On Fri, 18 Jan 2008, Rod Beck wrote:
According to the article these types of plan are well established like Australia. And that makes sense. The cost of private line connectivity into Australia is very high, although it has probably fallen due to Southern Cross raising their capacity.
Whenever this packet-switched network gets stressed, these types of pricing schemes are probably only solution outside of rationing 'the bandwidth hogs'.

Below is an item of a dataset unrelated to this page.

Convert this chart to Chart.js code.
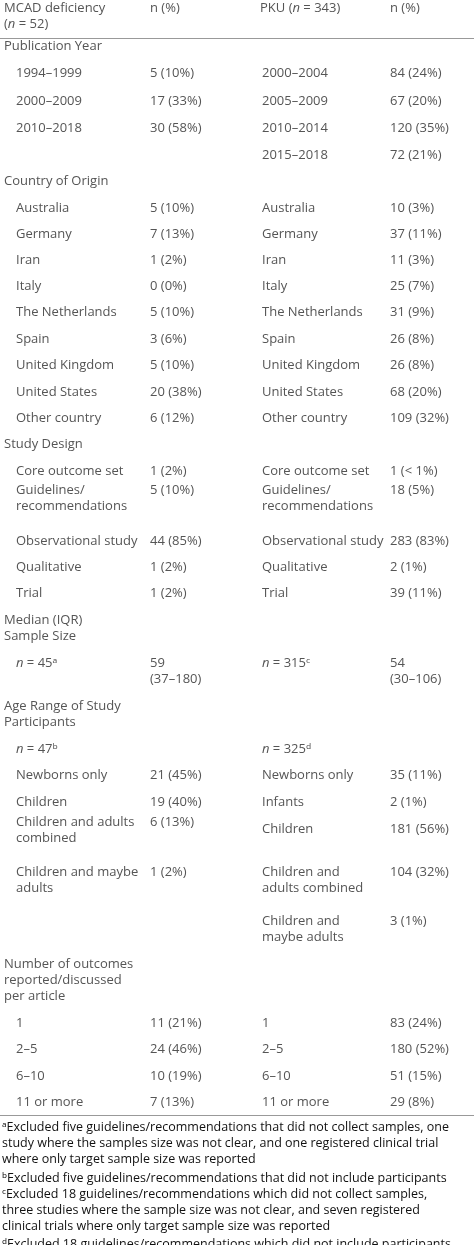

Drop in rates? You're optimistic! I'm glad someone pointed out that the sort of arrangement being proposed isn't all that unusual outside of the US. In New Zealand, I pay for a fixed amount (which I can specify) and upon exceeding that amount I get rate-limited to 64k/s. I can elect to pay for additional bandwidth (takes effect very quickly) and 'top up' my monthly allowance if I wish. http://www.xnet.co.nz/hsi/ Truth is that there's plenty of Internet Users out there who will save money[1] by not subsidising the usage of others... your mom-and-pop types who use broadband for its convenience, not its high monthly usage ceiling. Mark. [1] This does assume, as already pointed out, that the charging rate for this service is fairly balanced against the baseline set by the true 'flat rate' plans... which should be an option - but you should also be paying a reasonable rate for the priviledge.